Appeals court: Execution back on schedule

The execution of one of two Texas inmates is back on schedule after a federal appeals court overturned a judge's order halting the lethal injections.

A federal appeals court reversed a lower court's order blocking the punishments so the inmates' lawyers could get information about the lethal drug used to kill them.

The 5th U.S. Circuit Court of Appeals agreed with state attorney general's office Wednesday that U.S. District Judge Vanessa Gilmore's order was improper and an appeal from the inmates' lawyers was a delay tactic.

Serial killer Tommy Lynn Sells, a serial killer who admitted to killing a 9-year-old San Antonio girl during Fiesta, is set for execution Thursday. Another prisoner, Ramiro Hernandez-Llanas, is set for next week.

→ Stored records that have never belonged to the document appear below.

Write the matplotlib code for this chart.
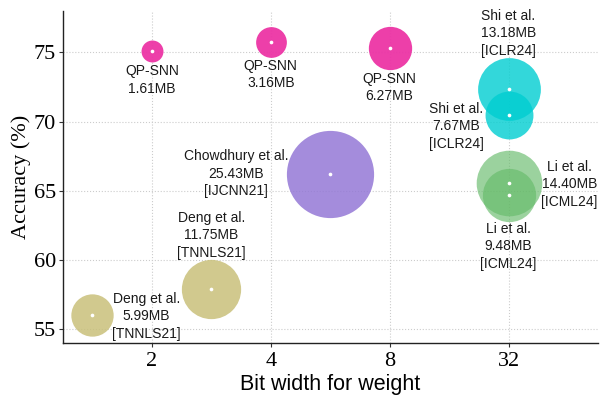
import matplotlib
matplotlib.use("Agg")
import matplotlib.pyplot as plt

# ---- data ----
methods = ["Deng et al.", "Deng et al.", "QP-SNN", "QP-SNN", "QP-SNN",
           "Chowdhury et al.", "Shi et al.", "Shi et al.", "Li et al.", "Li et al."]
venues = ["[TNNLS21]", "[TNNLS21]", "", "", "",
          "[IJCNN21]", "[ICLR24]", "[ICLR24]", "[ICML24]", "[ICML24]"]
sizes_mb = [5.99, 11.75, 1.61, 3.16, 6.27, 25.43, 13.18, 7.67, 14.40, 9.48]
accuracy = [55.97, 57.88, 75.12, 75.77, 75.30, 66.22, 72.35, 70.47, 65.55, 64.70]
x_pos = [0.5, 1.5, 1, 2, 3, 2.5, 4, 4, 4, 4]
tick_pos = [1, 2, 3, 4]
tick_labels = ["2", "4", "8", "32"]

# ---- style / layout ----
colors = ["#C9C07A", "#C9C07A", "#EC34A5", "#EC34A5", "#EC34A5",
          "#9478D6", "#00CED1", "#00CED1", "#66BB6A", "#66BB6A"]
alphas = [0.85, 0.85, 0.95, 0.95, 0.95, 0.85, 0.8, 0.8, 0.65, 0.65]
# label offsets in pixels (dx right, dy down) from circle centre
offsets_px = [(54, 1), (0, -54), (0, 29), (0, 32.5), (0, 39),
              (-94, 0), (0, -56), (-52, 11), (61, 1), (0, 51.5)]

W, H = 606, 395
fig = plt.figure(figsize=(W / 100, H / 100), dpi=100)
ax = fig.add_axes([62.7 / W, 1 - 342.7 / H, (597.7 - 62.7) / W, (342.7 - 11) / H])

ax.set_xlim(0.25, 4.75)
ax.set_ylim(54, 78)
ax.grid(True, linestyle=":", color="#cccccc", linewidth=0.8, zorder=0)
ax.set_axisbelow(True)

for i in range(len(methods)):
    ax.scatter(x_pos[i], accuracy[i], s=sizes_mb[i] * 155, color=colors[i],
               alpha=alphas[i], linewidths=0, zorder=2)
    ax.scatter(x_pos[i], accuracy[i], s=7, color="white", linewidths=0, zorder=3)
    lines = [methods[i], f"{sizes_mb[i]:.2f}MB"]
    if venues[i]:
        lines.append(venues[i])
    dx, dy = offsets_px[i]
    ax.annotate("\n".join(lines), (x_pos[i], accuracy[i]),
                xytext=(dx * 0.72, -dy * 0.72), textcoords="offset points",
                ha="center", va="center", fontsize=10,
                family="Liberation Sans", color="#1a1a1a",
                linespacing=1.32, zorder=4)

ax.set_xticks(tick_pos)
ax.set_xticklabels(tick_labels)
ax.set_yticks([55, 60, 65, 70, 75])
for lab in ax.get_xticklabels() + ax.get_yticklabels():
    lab.set_family("Liberation Serif")
    lab.set_fontsize(16)
ax.tick_params(axis="x", length=3, width=0.8, color="#333333", pad=4)
ax.tick_params(axis="y", length=3, width=0.8, color="#333333", pad=2)

ax.set_xlabel("Bit width for weight", fontsize=15.5, family="Liberation Sans", labelpad=2)
ax.set_ylabel("Accuracy (%)", fontsize=16, family="Liberation Serif", labelpad=2)

for s in ["top", "right"]:
    ax.spines[s].set_visible(False)
for s in ["left", "bottom"]:
    ax.spines[s].set_color("#222222")
    ax.spines[s].set_linewidth(1.0)

fig.savefig("out.png", dpi=100)
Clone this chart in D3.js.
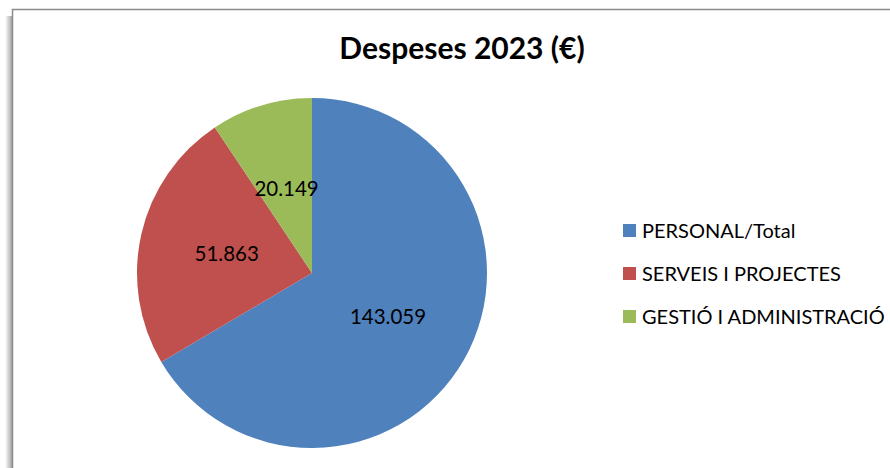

Judge: Supreme Court could weigh in

Senior Judge Brent Richardson, who sentenced Sells to life after he was convicted of the 1999 murder of 9-year-old Mary Bea Perez, said Sells' attorneys will likely appeal the decision to the U.S. Supreme Court.

"What they might do is stay the decision pending further hearing on it, or they may agree with the 5th Circuit and say, ‘We're just not going to entertain any arguments on this. We agree with what they've done and we're not going to stop the process,'" Richardson said. "I seriously doubt that the Supreme Court would issue a lengthy opinion on it."

Members of the Texas Moratorium Network, an anti-capital punishment organization applauded the lower court's ruling.

"If someone is going to inject something in my body or a relative of mine's body for something that he has done, yes I would want to know what the constituents of the drugs (are)," said Lawrence Foster.

Foster's grandson was sentenced to death until Gov. Rick Perry commuted his sentence. He believes even death row inmates have the right to know what is going in their body.

"I feel it is an obligation to make individuals aware," he said. "When they inject this drug you're not going to come back and say, ‘Hey, I don't think this was appropriate,' once it is injected in you have no recourse."